TEACHERS ANNUITY v. ORMESA GEOTHERMAL

United States District Court, Southern District of New York (1991)

Facts

Issue

Holding — Wood, J.

Rule

Reasoning

Deep Dive: How the Court Reached Its Decision

Binding Nature of the Commitment Agreement

The court concluded that the commitment agreement between TIAA and Ormesa was a binding preliminary agreement. This was determined by analyzing several factors, including the language of the agreement, which explicitly stated it was a "binding agreement" upon acceptance. The court noted that the agreement outlined all crucial economic terms such as the loan amount, interest rate, and repayment schedule. Although there were open terms to be negotiated, these were customary in complex financing transactions and did not negate the binding nature of the agreement. The court emphasized that the context of the negotiations and TIAA's partial performance further supported the binding intent of the agreement. Ultimately, the court found that both parties were obligated to negotiate in good faith to finalize the remaining terms of the loan.

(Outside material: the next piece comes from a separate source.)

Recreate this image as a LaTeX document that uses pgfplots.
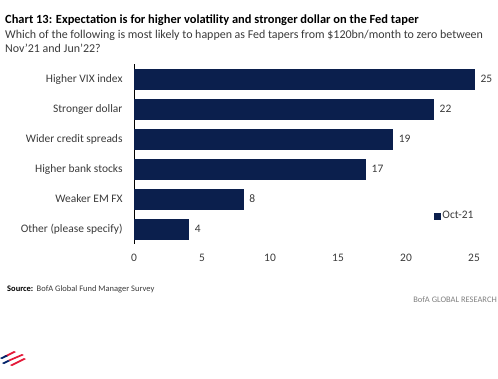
\documentclass[border=0pt]{standalone}
\usepackage{fontspec}
\setmainfont{Carlito}
\usepackage{pgfplots}
\pgfplotsset{compat=1.18}
\definecolor{navy}{HTML}{0B1F4D}
\definecolor{txt}{HTML}{3A3A3A}
\definecolor{bofared}{HTML}{E31837}
\definecolor{bofablue}{HTML}{012169}
\begin{document}
\begin{tikzpicture}[x=1bp,y=1bp]
\path[use as bounding box] (0,0) rectangle (498,-378);
% titles
\node[anchor=base west,inner sep=0,font=\fontsize{12.5}{14}\selectfont\bfseries,text=black] at (5,-23) {Chart 13: Expectation is for higher volatility and stronger dollar on the Fed taper};
\node[anchor=base west,inner sep=0,font=\fontsize{12}{14}\selectfont,text=txt] at (5,-38) {Which of the following is most likely to happen as Fed tapers from \$120bn/month to zero between};
\node[anchor=base west,inner sep=0,font=\fontsize{12}{14}\selectfont,text=txt] at (5,-52) {Nov'21 and Jun'22?};
\begin{axis}[
  at={(134bp,-244bp)}, anchor=south west,
  scale only axis, width=340bp, height=180bp,
  xbar, bar width=20bp,
  xmin=0, xmax=25,
  ymin=-0.5, ymax=5.5, y dir=reverse,
  ytick={0,1,2,3,4,5},
  yticklabels={Higher VIX index,Stronger dollar,Wider credit spreads,Higher bank stocks,Weaker EM FX,Other (please specify)},
  xtick={0,5,10,15,20,25},
  axis x line*=bottom,
  axis y line*=left,
  y axis line style={draw=black, line width=0.8pt, -},
  x axis line style={draw=none, -},
  major tick length=0pt,
  xticklabel style={font=\fontsize{11.5}{13}\selectfont, text=txt, yshift=-7bp},
  yticklabel style={font=\fontsize{11.5}{13}\selectfont, text=txt, xshift=-8bp},
  /pgf/number format/assume math mode=true,
  nodes near coords,
  every node near coord/.append style={font=\fontsize{11.5}{13}\selectfont, text=txt, xshift=3bp},
  legend style={at={(0.882,0.156)}, anchor=west, draw=none, fill=none, inner sep=0pt, font=\fontsize{11.5}{13}\selectfont, text=txt},
  legend image code/.code={\fill[navy] (0bp,-3bp) rectangle (6bp,3bp);},
  clip=false,
]
\addplot[fill=navy, draw=navy] coordinates {(25,0) (22,1) (19,2) (17,3) (8,4) (4,5)};
\addlegendentry{Oct-21}
\end{axis}
\node[anchor=base west,inner sep=0,font=\fontsize{8.5}{10}\selectfont\bfseries,text=black] (src) at (7,-291) {Source:};
\node[anchor=base west,inner sep=0,font=\fontsize{8.5}{10}\selectfont,text=txt] at ([xshift=3bp]src.base east) {BofA Global Fund Manager Survey};
\node[anchor=base east,inner sep=0,font=\fontsize{8.5}{10}\selectfont,text=gray] at (497,-302) {BofA GLOBAL RESEARCH};
% logo
\begin{scope}[shift={(0,-360)}]
\fill[bofared] (4,4) -- (14,9) -- (16,8) -- (6,3) -- cycle;
\fill[bofared] (8,0) -- (22,6) -- (24,5) -- (10,-1) -- cycle;
\fill[bofared] (10,-5) -- (24,2) -- (26,1) -- (12,-6) -- cycle;
\fill[bofablue] (0,2) -- (6,5) -- (8,4) -- (2,1) -- cycle;
\fill[bofablue] (2,-3) -- (8,0) -- (10,-1) -- (4,-4) -- cycle;
\end{scope}
\end{tikzpicture}
\end{document}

Breach of Duty to Negotiate in Good Faith

The court found that Ormesa breached its duty to negotiate in good faith. Despite the drop in interest rates, which made the original terms less favorable to Ormesa, the court held that Ormesa was bound by the terms it had initially agreed to. Ormesa's attempts to renegotiate the interest rate and its refusal to proceed with the transaction were seen as bad faith actions. The court rejected Ormesa's defenses, including the claim that TIAA had "walked" from the deal, and that the agreement had expired. The evidence showed that Ormesa's primary motive for backing out was the unfavorable change in market conditions, not any failure on TIAA's part. The court emphasized that even if the agreement had nominally expired, the parties' continued negotiations indicated mutual assent to its terms.

Rejection of Ormesa's Defenses

The court systematically dismantled each of Ormesa's defenses. It rejected the claim that TIAA had repudiated the deal during a teleconference, finding that TIAA's statements were conditional and not a clear repudiation. The court also found that, although the commitment agreement had expired at certain points, both parties continued to act as if it remained in effect. Ormesa's assertion that the DOE would not approve the interest rate was contradicted by evidence that the DOE had previously expressed approval. Furthermore, the court found that Ormesa's duty to seek commercial financing was not fulfilled, as required by its agreement with the DOE. The court concluded that Ormesa's defenses were not credible and that its actions were motivated by a desire to avoid the agreed-upon terms due to falling interest rates.

Calculation of Damages

The court awarded damages to TIAA based on the difference between the interest income it would have earned had the loan been performed and the interest income from an alternate investment. It calculated the lost interest as the difference between the agreed 10.64% rate and an 8.47% rate, which represented the market rate for similar investments at the time of the breach. The court considered various factors, including the term, credit quality, and liquidity of the investment, to determine an appropriate alternate investment rate. The court also addressed the issue of present value discounting and concluded that the damages should reflect the lost opportunity to lend at a premium over Treasuries. Prejudgment interest was awarded from the date the loan would have funded, ensuring full compensation for TIAA's losses.

Prejudgment Interest Award

The court awarded prejudgment interest to ensure that TIAA was fully compensated for its losses. It rejected Ormesa's argument that interest should run from a later intermediate date, which would have effectively nullified the award. The court held that interest should be calculated from the date the loan would have been funded, January 25, 1988, because the damages were discounted to that date. This decision aligned with the principle that interest is necessary to account for the time value of money and to ensure that the lump sum award could replicate the lost stream of income. By awarding interest from the date of the hypothetical funding, the court ensured that TIAA was placed in the same economic position it would have occupied had the contract been performed.